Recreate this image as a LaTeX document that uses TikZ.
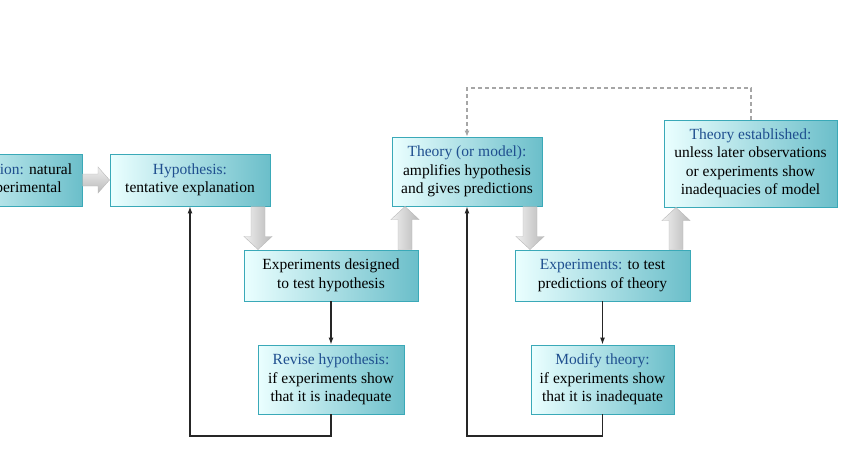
\documentclass[tikz,border=0pt]{standalone}
\usepackage{fontspec}
\setmainfont{Liberation Serif}
\usetikzlibrary{arrows.meta}
\definecolor{ttl}{HTML}{1F4F8F}
\definecolor{bx}{HTML}{3AA9B8}
\begin{document}
\begin{tikzpicture}[x=1pt,y=-1pt,
  box/.style={draw=bx,line width=0.8pt,left color=cyan!8,right color=bx!75,align=center,inner sep=0pt,
     font=\fontsize{15.5}{18.5}\selectfont},
  thin/.style={-{Latex[length=7pt,width=5pt]},line width=1.3pt,black!85},
  fat/.style={draw=gray!55,left color=gray!12,right color=gray!55}]
\useasboundingbox (0,0) rectangle (863,453);
\newcommand{\mybox}[6]{\node[box,minimum width=#3-#1,minimum height=#4-#2] (#5) at ({(#1+#3)/2},{(#2+#4)/2}) {#6};}
\begin{scope}
\clip (0,0) rectangle (863,453);
\mybox{-66}{154}{82}{206}{obs}{\textcolor{ttl}{Observation:} natural\\and experimental}
\end{scope}
\mybox{110}{154}{270}{206}{hyp}{\textcolor{ttl}{Hypothesis:}\\tentative explanation}
\mybox{244}{250}{418}{301}{expd}{Experiments designed\\to test hypothesis}
\mybox{258}{345}{404}{414}{rev}{\textcolor{ttl}{Revise hypothesis:}\\if experiments show\\that it is inadequate}
\mybox{392}{137}{542}{206}{thy}{\textcolor{ttl}{Theory (or model):}\\amplifies hypothesis\\and gives predictions}
\mybox{664}{120}{837}{207}{est}{\textcolor{ttl}{Theory established:}\\unless later observations\\or experiments show\\inadequacies of model}
\mybox{515}{250}{690}{301}{exp}{\textcolor{ttl}{Experiments:} to test\\predictions of theory}
\mybox{531}{345}{674}{414}{mod}{\textcolor{ttl}{Modify theory:}\\if experiments show\\that it is inadequate}
% fat arrows
\newcommand{\fatv}[3]{% x, ystart, yend
  \pgfmathsetmacro{\hd}{#3>#2 ? #3-13 : #3+13}
  \shade[fat] (#1-7,#2) -- (#1+7,#2) -- (#1+7,\hd) -- (#1+14,\hd) -- (#1,#3) -- (#1-14,\hd) -- (#1-7,\hd) -- cycle;}
\fatv{258}{206.5}{249.5}
\fatv{405}{249.5}{206.5}
\fatv{530}{206.5}{249.5}
\fatv{676}{249.5}{207.5}
\shade[fat,top color=gray!12,bottom color=gray!55] (82.5,174) -- (98,174) -- (98,167) -- (109.5,180) -- (98,193) -- (98,186) -- (82.5,186) -- cycle;
% thin connectors
\draw[thin] (expd.south-|rev.north) -- (rev.north);
\draw[thin] (exp.south-|mod.north) -- (mod.north);
\coordinate (c1) at (331,436); \coordinate (c2) at (190,436);
\draw[thin] (rev.south) -- (c1) -- (c2) -- (hyp.south-|c2);
\coordinate (c3) at (602.5,436); \coordinate (c4) at (467,436);
\draw[thin] (mod.south) -- (c3) -- (c4) -- (thy.south-|c4);
\coordinate (d1) at (751,88); \coordinate (d2) at (467,88);
\draw[gray!70,line width=1.1pt,dash pattern=on 4pt off 3pt,-{Latex[length=6pt,width=5pt]}] (est.north-|d1) -- (d1) -- (d2) -- (thy.north-|d2);
\end{tikzpicture}
\end{document}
--
Objective — Except for the pictures, give all the material above again verbatim.

Complete output —
Recreate this image as a LaTeX document that uses TikZ.
\documentclass[tikz,border=0pt]{standalone}
\usepackage{fontspec}
\setmainfont{Liberation Serif}
\usetikzlibrary{arrows.meta}
\definecolor{ttl}{HTML}{1F4F8F}
\definecolor{bx}{HTML}{3AA9B8}
\begin{document}
\begin{tikzpicture}[x=1pt,y=-1pt,
  box/.style={draw=bx,line width=0.8pt,left color=cyan!8,right color=bx!75,align=center,inner sep=0pt,
     font=\fontsize{15.5}{18.5}\selectfont},
  thin/.style={-{Latex[length=7pt,width=5pt]},line width=1.3pt,black!85},
  fat/.style={draw=gray!55,left color=gray!12,right color=gray!55}]
\useasboundingbox (0,0) rectangle (863,453);
\newcommand{\mybox}[6]{\node[box,minimum width=#3-#1,minimum height=#4-#2] (#5) at ({(#1+#3)/2},{(#2+#4)/2}) {#6};}
\begin{scope}
\clip (0,0) rectangle (863,453);
\mybox{-66}{154}{82}{206}{obs}{\textcolor{ttl}{Observation:} natural\\and experimental}
\end{scope}
\mybox{110}{154}{270}{206}{hyp}{\textcolor{ttl}{Hypothesis:}\\tentative explanation}
\mybox{244}{250}{418}{301}{expd}{Experiments designed\\to test hypothesis}
\mybox{258}{345}{404}{414}{rev}{\textcolor{ttl}{Revise hypothesis:}\\if experiments show\\that it is inadequate}
\mybox{392}{137}{542}{206}{thy}{\textcolor{ttl}{Theory (or model):}\\amplifies hypothesis\\and gives predictions}
\mybox{664}{120}{837}{207}{est}{\textcolor{ttl}{Theory established:}\\unless later observations\\or experiments show\\inadequacies of model}
\mybox{515}{250}{690}{301}{exp}{\textcolor{ttl}{Experiments:} to test\\predictions of theory}
\mybox{531}{345}{674}{414}{mod}{\textcolor{ttl}{Modify theory:}\\if experiments show\\that it is inadequate}
% fat arrows
\newcommand{\fatv}[3]{% x, ystart, yend
  \pgfmathsetmacro{\hd}{#3>#2 ? #3-13 : #3+13}
  \shade[fat] (#1-7,#2) -- (#1+7,#2) -- (#1+7,\hd) -- (#1+14,\hd) -- (#1,#3) -- (#1-14,\hd) -- (#1-7,\hd) -- cycle;}
\fatv{258}{206.5}{249.5}
\fatv{405}{249.5}{206.5}
\fatv{530}{206.5}{249.5}
\fatv{676}{249.5}{207.5}
\shade[fat,top color=gray!12,bottom color=gray!55] (82.5,174) -- (98,174) -- (98,167) -- (109.5,180) -- (98,193) -- (98,186) -- (82.5,186) -- cycle;
% thin connectors
\draw[thin] (expd.south-|rev.north) -- (rev.north);
\draw[thin] (exp.south-|mod.north) -- (mod.north);
\coordinate (c1) at (331,436); \coordinate (c2) at (190,436);
\draw[thin] (rev.south) -- (c1) -- (c2) -- (hyp.south-|c2);
\coordinate (c3) at (602.5,436); \coordinate (c4) at (467,436);
\draw[thin] (mod.south) -- (c3) -- (c4) -- (thy.south-|c4);
\coordinate (d1) at (751,88); \coordinate (d2) at (467,88);
\draw[gray!70,line width=1.1pt,dash pattern=on 4pt off 3pt,-{Latex[length=6pt,width=5pt]}] (est.north-|d1) -- (d1) -- (d2) -- (thy.north-|d2);
\end{tikzpicture}
\end{document}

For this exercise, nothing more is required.